On getting to the airport, I found out that it was cheaper to buy tickets to Cape Verde Islands from the airport than online. Online had very crazy prices while at the airport, I got something for around $440 for a return ticket. Tickets online were more than $700. I was however told I would have to be in possession of 1000 euros to make this visit. I was told the immigration officers would request to see that before I get into the country and I did not have the money with me as at then. So, I decided I was not going to travel there. I could not find the internet of course so I just went back to where I started. Not wanting to disturb anyone, I decided just to walk along the road and see if I could find a place or somewhere I could relax for some time and to my greatest surprise, I heard a couple speaking Igbo, my local dialect back home. They advised me on a place I could get a good hotel and also and called a taxi for me. It is also important to note that taxis are cheap in Bissau compared to places like Dakar or even Banjul. The taxi took me to the Hotel Jordani and lo, it was a home after all. The room was clean but old but costed 15000CFA ($25). I became relaxed and things got back to normal. First of all, I went in to sleep and afterwards, I came out to see other tourists who were there as well.

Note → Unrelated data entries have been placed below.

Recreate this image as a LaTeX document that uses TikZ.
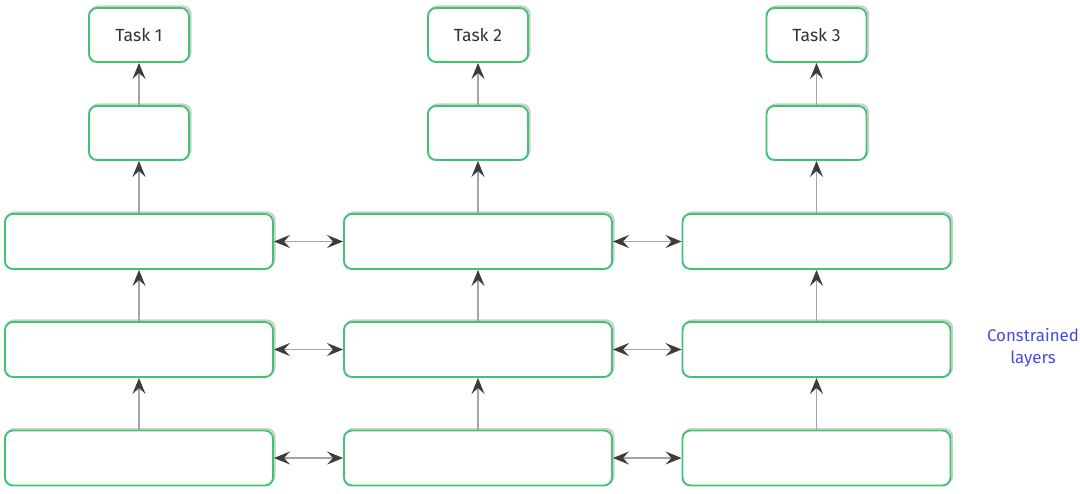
\documentclass[tikz,border=0pt]{standalone}
\usepackage{fontspec}
\setmainfont{Fira Sans}
\usetikzlibrary{arrows.meta}
\definecolor{boxgreen}{RGB}{64,196,116}
\definecolor{shadowgray}{RGB}{205,205,205}
\definecolor{headgray}{RGB}{60,60,60}
\definecolor{linegray}{RGB}{165,165,165}
\definecolor{labelblue}{RGB}{72,72,230}
\tikzset{
  layerbox/.style={draw=boxgreen, line width=0.55pt, rounded corners=0.08cm, fill=white,
    inner sep=0pt, font=\fontsize{5}{6}\selectfont\color{black!80},
    preaction={draw=shadowgray, line width=0.5pt, transform canvas={shift={(0.018,0.018)}}}},
  bigbox/.style={layerbox, minimum width=2.68cm, minimum height=0.55cm},
  smallbox/.style={layerbox, minimum width=1.0cm, minimum height=0.54cm},
  conn/.style={draw=linegray, line width=0.3pt,
    -{Stealth[length=0.16cm, width=0.13cm, inset=0.06cm, color=headgray]}},
  biconn/.style={draw=linegray, line width=0.3pt,
    {Stealth[length=0.16cm, width=0.13cm, inset=0.06cm, color=headgray]}-{Stealth[length=0.16cm, width=0.13cm, inset=0.06cm, color=headgray]}}
}
\begin{document}
\begin{tikzpicture}
\useasboundingbox (0,0) rectangle (10.8,4.93);
\foreach \c/\x in {1/1.39, 2/4.78, 3/8.165} {
  \node[bigbox] (a\c) at (\x,0.35) {};
  \node[bigbox] (b\c) at (\x,1.435) {};
  \node[bigbox] (c\c) at (\x,2.515) {};
  \node[smallbox] (d\c) at (\x,3.6) {};
  \node[smallbox] (t\c) at (\x,4.58) {Task \c};
}
\foreach \c in {1,2,3} {
  \draw[conn] (a\c.north) -- (b\c.south);
  \draw[conn] (b\c.north) -- (c\c.south);
  \draw[conn] (c\c.north) -- (d\c.south);
  \draw[conn] (d\c.north) -- (t\c.south);
}
\foreach \r in {a,b,c} {
  \draw[biconn] (\r1.east) -- (\r2.west);
  \draw[biconn] (\r2.east) -- (\r3.west);
}
\node[align=center, text=labelblue, font=\fontsize{4.8}{6.1}\selectfont] (lbl) at (10.33,1.455) {Constrained\\layers};
\end{tikzpicture}
\end{document}
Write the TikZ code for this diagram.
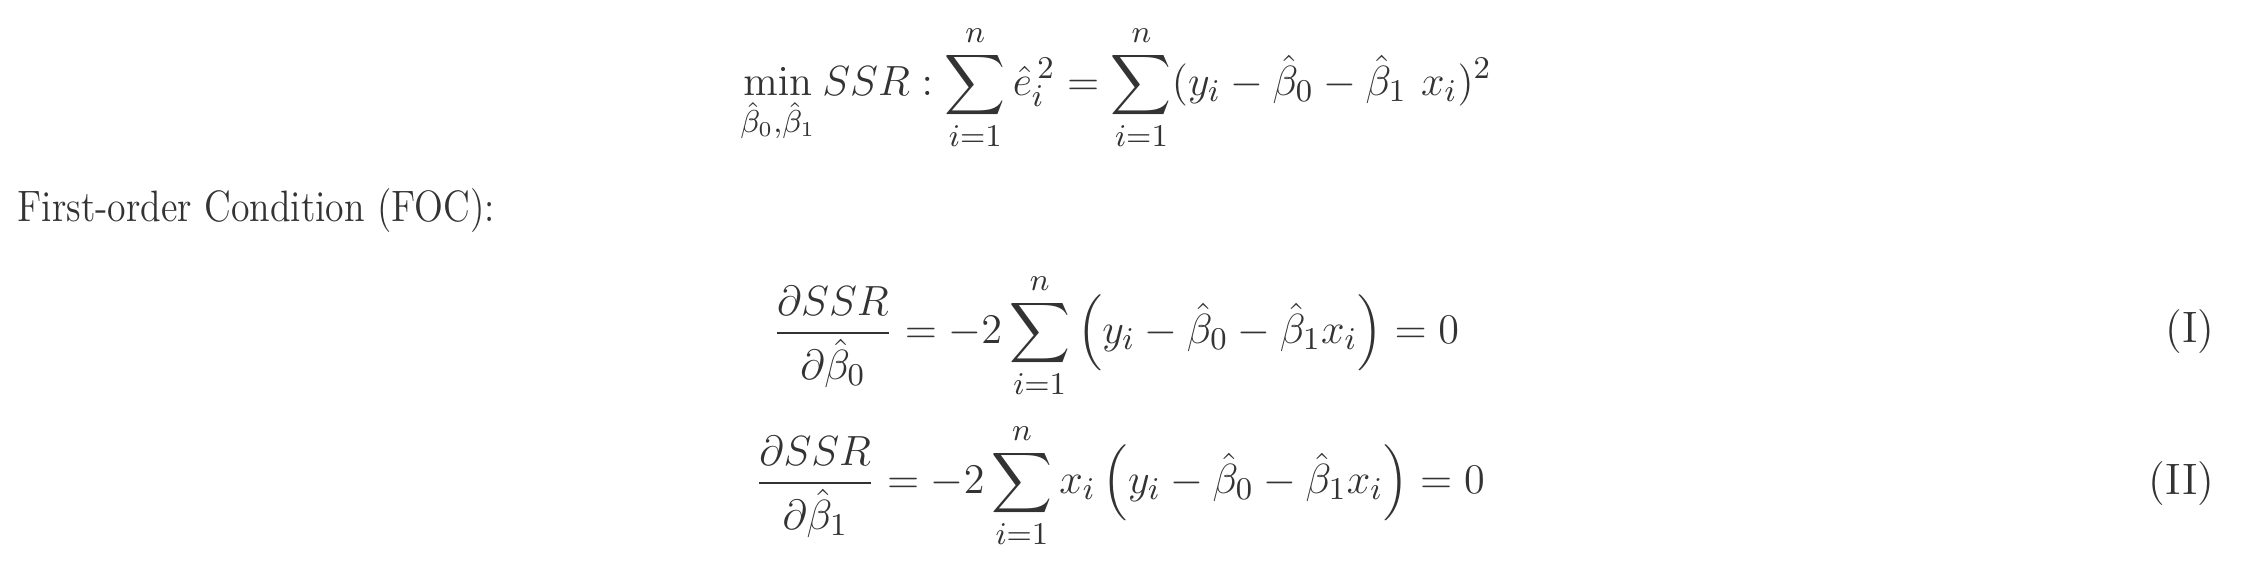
\documentclass[tikz,border=0pt]{standalone}
\usepackage{amsmath}
\begin{document}
\begin{tikzpicture}[x=0.01cm,y=-0.01cm,
  txt/.style={text=black!80,font=\fontsize{12.5}{15}\selectfont,inner sep=0pt}]
\useasboundingbox[fill=white] (0,0) rectangle (2256,572);
\node[txt] (eq1) at (1116,88) {$\displaystyle \min_{\hat\beta_0,\hat\beta_1} SSR : \sum_{i=1}^{n} {\hat e_i}^{\,2} = \sum_{i=1}^{n} (y_i-\hat\beta_0-\hat\beta_1\ x_i)^2$};
\node[txt,anchor=west,xscale=0.86] (foc) at (17,211) {First-order Condition (FOC):};
\node[txt] (eqI) at (1116,336) {$\displaystyle \frac{\partial SSR}{\partial\hat\beta_0} = -2\sum_{i=1}^{n}\left(y_i-\hat\beta_0-\hat\beta_1 x_i\right)=0$};
\node[txt,anchor=east] (lI) at (2215,332) {(I)};
\node[txt] (eqII) at (1120,486) {$\displaystyle \frac{\partial SSR}{\partial\hat\beta_1} = -2\sum_{i=1}^{n}x_i\left(y_i-\hat\beta_0-\hat\beta_1 x_i\right)=0$};
\node[txt,anchor=east] (lII) at (2215,484) {(II)};
\end{tikzpicture}
\end{document}
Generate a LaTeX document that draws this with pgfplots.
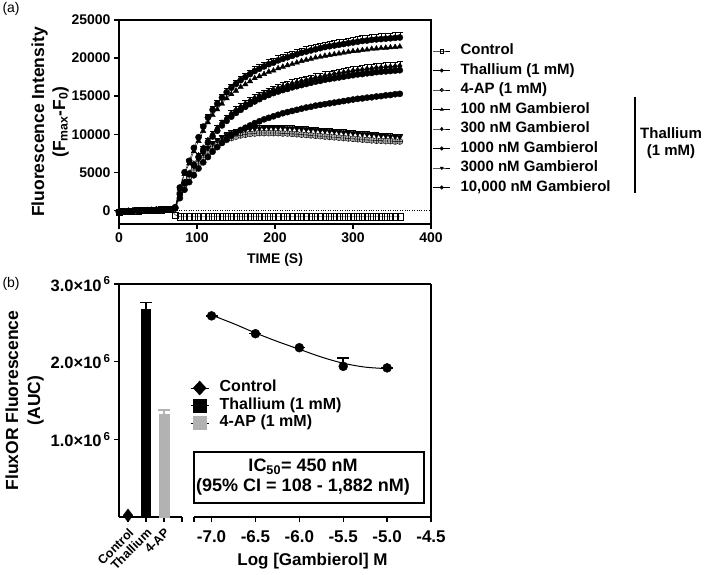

It was late in the evening and I was with one of the tourists who had arrived Bissau from Portugal. A man in his early 70’s. It was easy to understand him and I told him earlier I was still learning and he attempted to speak slowly so I could understand. We talked about like in Portugal, learning other languages, and several other things. I came to understand that because of the fact he could not speak English. It has limited him to only visit places where Portuguese is spoken. Poor him I said to myself. I felt a little good within as that is not my problem at least. Not quite long after this, Constantine called me he was coming around to see me – He came with his friend Nelson and we had a very nice time. It was a very good time to practice Portuguese and they left after an hour.